The Stoa, on the east side of the Ancient Agora, was the gift of Attalos II, King of Pergamon, as a fragmentary inscription on the epistyle of its lower colonnade shows: «King Attalos, son of Attalos and of Queen Apollonis». The stoa is identified as a gift to the city of Athens for the education that Attalos received there. A dedicatory inscription on the architrave is engraved as built by Attalos II ruler of Pergamon from 159 BC to 138 BC.
The building is 120 m wide and 20 m deep and had two floors with a second series of columns on the interior and 21 shops at the back of both floors. On the ground floor the exterior colonnade was Doric and the interior Ionic, without fluting. On the upper floor the exterior colonnade was Ionic, and the interior had capitals of a Pergamene type.
The building is similar in its basic design to the Stoa that Attalos’ brother, and predecessor as king, Eumenes II had erected on the south slope of the Acropolis next to the theatre of Dionysus. The main difference is that Attalos’ stoa had a row of rooms at the rear on the ground floor that have been interpreted as shops.

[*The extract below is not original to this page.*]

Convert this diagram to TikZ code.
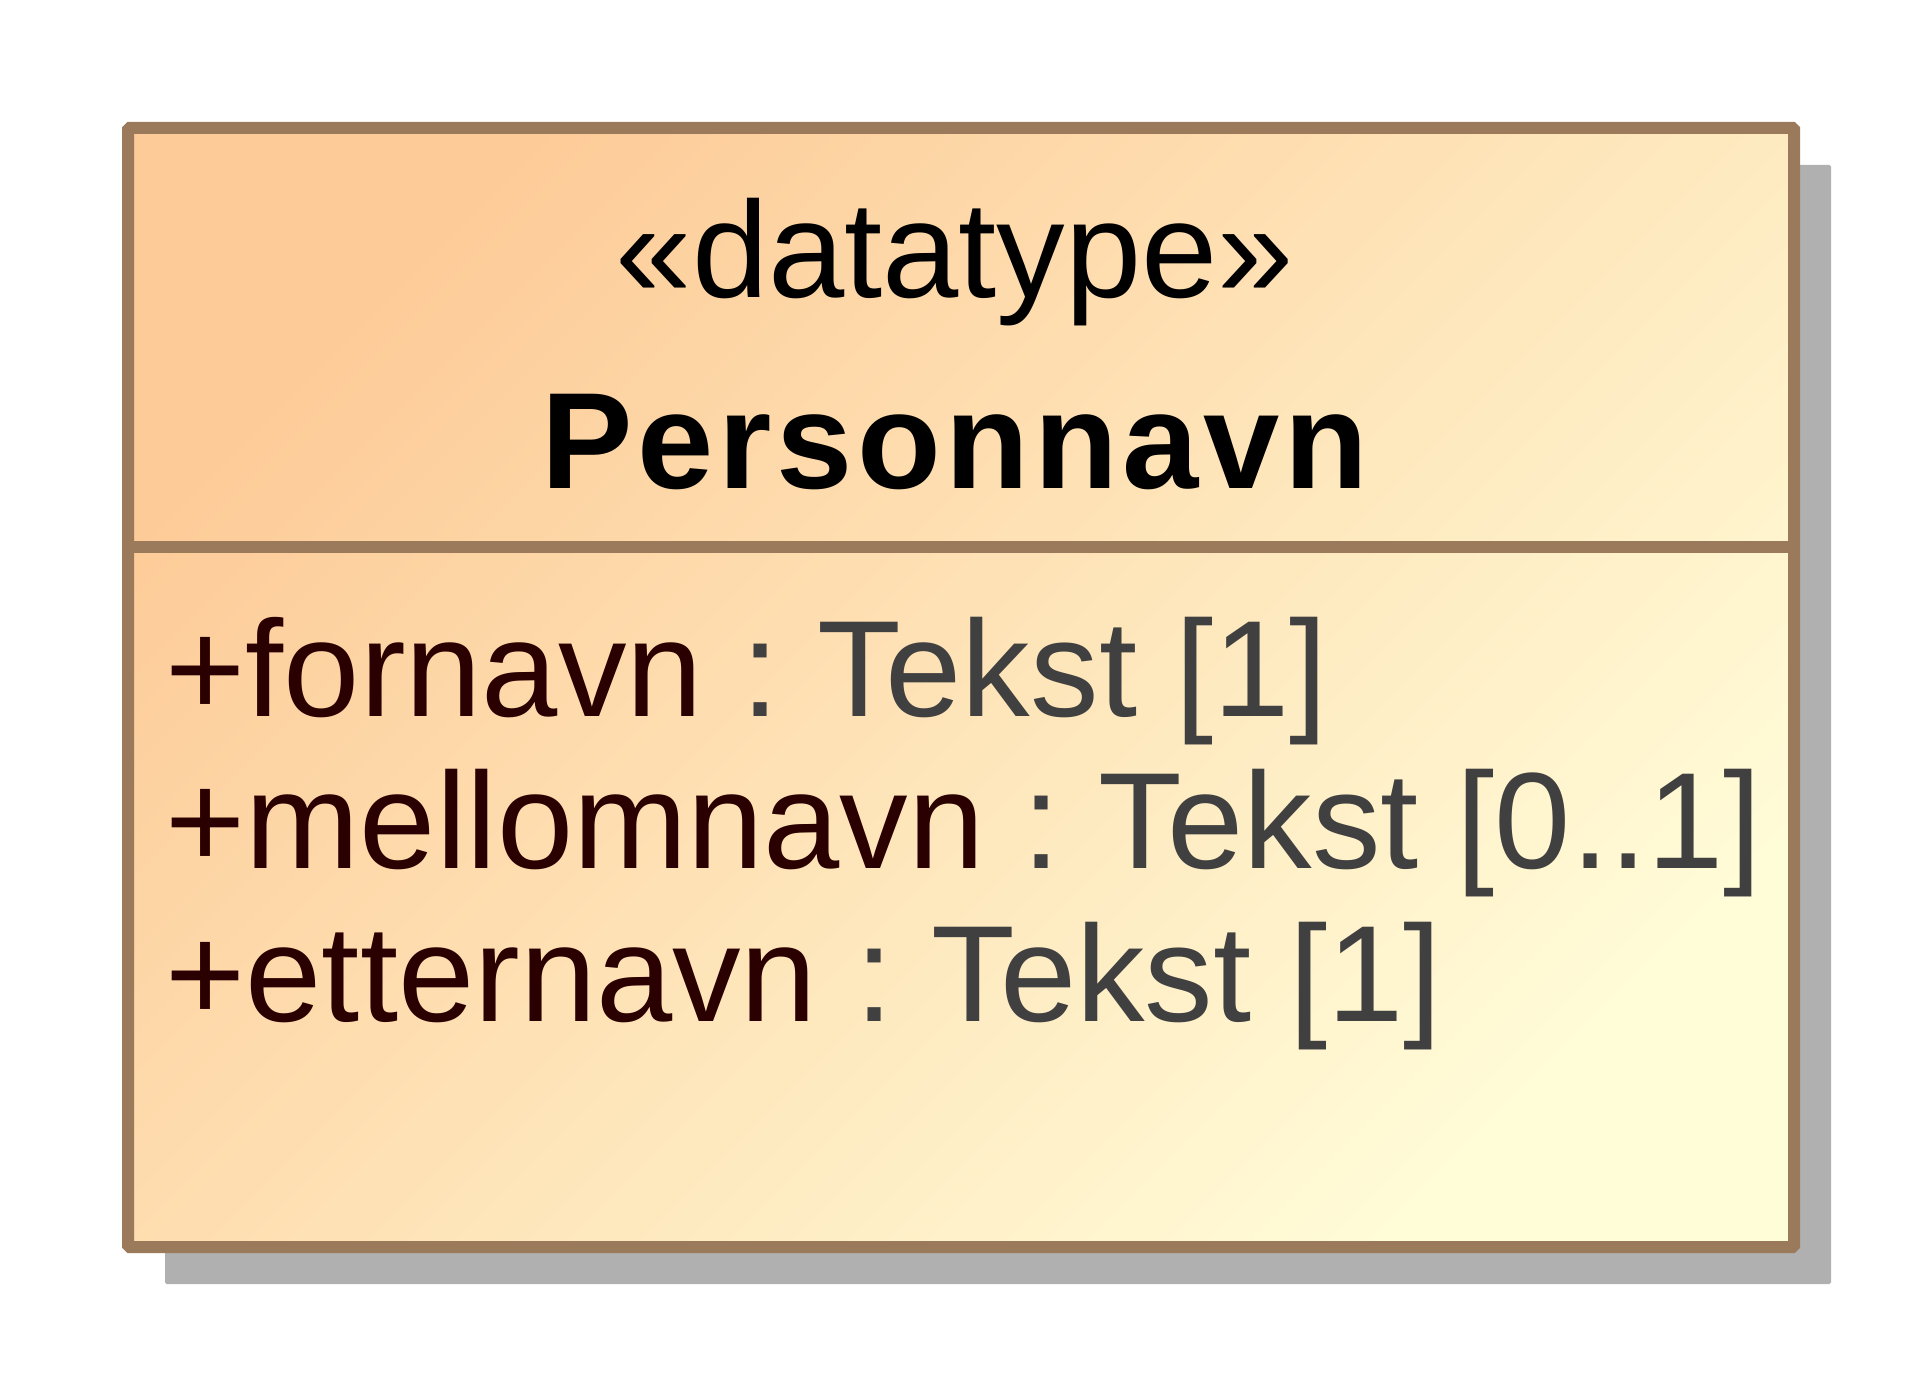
\documentclass[tikz,border=0pt]{standalone}
\usepackage{fontspec}
\usepackage{xcolor}
\usepackage{tikz}
\usetikzlibrary{shadows,positioning}
\setmainfont{Liberation Sans}
\newfontfamily\classnamefont[LetterSpace=3.4]{Liberation Sans}

\definecolor{boxorange}{HTML}{FDCB98}
\definecolor{boxyellow}{HTML}{FFFCD8}
\definecolor{boxborder}{HTML}{9A7A5A}
\definecolor{shadowgray}{HTML}{B0B0B0}
\definecolor{attrname}{HTML}{2A0000}
\definecolor{attrtype}{HTML}{404040}

\begin{document}
\begin{tikzpicture}[
    classbox/.style={rectangle, draw=boxborder, line width=0.12cm, rounded corners=0.5pt,
        top color=boxorange, bottom color=boxyellow, shading angle=45,
        minimum width=16.66cm, minimum height=11.19cm,
        drop shadow={shadow xshift=0.37cm, shadow yshift=-0.37cm, opacity=1, fill=shadowgray}},
    divider/.style={draw=boxborder, line width=0.12cm},
    label/.style={inner sep=0pt, font=\fontsize{39}{47}\selectfont},
    attr/.style={label, anchor=base west}
]

\useasboundingbox[fill=white] (0,0) rectangle (19.2,13.73);

% Class box
\node[classbox] (cls) at (9.61,6.855) {};
\coordinate (sep) at (9.61,8.26);
\draw[divider] (cls.west |- sep) -- (cls.east |- sep);

% Header
\node[label, anchor=base] (stereo) at (9.55,10.753) {«datatype»};
\node[label, anchor=base] (name) at (9.55,8.85) {\classnamefont\bfseries Personnavn};

% Attributes
\node[attr] (fornavn) at (1.65,6.563) {\textcolor{attrname}{+fornavn}\ \textcolor{attrtype}{:\ Tekst\ [1]}};
\node[attr] (mellomnavn) at (1.65,5.05) {\textcolor{attrname}{+mellomnavn}\ \textcolor{attrtype}{:\ Tekst\ [0..1]}};
\node[attr] (etternavn) at (1.65,3.52) {\textcolor{attrname}{+etternavn}\ \textcolor{attrtype}{:\ Tekst\ [1]}};

\end{tikzpicture}
\end{document}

The Stoa of Attalos was a place for Athenians to meet, walk, and to do business. It was destroyed by the Heruli in A.D. 267, and its members were incorporated into the Late Roman Wall. The ruins became part of a fortification wall, which made it easily seen in modern times. In the 1950s, the Stoa of Attalos was fully reconstructed and the Ancient Agora Museum was created by the American School of Classical Studies at Athens, with funding donated by the Rockefeller family.
The Stoa of Attalos houses the Museum of the Ancient Agora. Its exhibits are mostly connected with the Athenian democracy. The collection of the museum includes clay, bronze and glass objects, sculptures, coins and inscriptions from the 7th to the 5th century BC, as well as pottery of the Byzantine period and the Turkish conquest.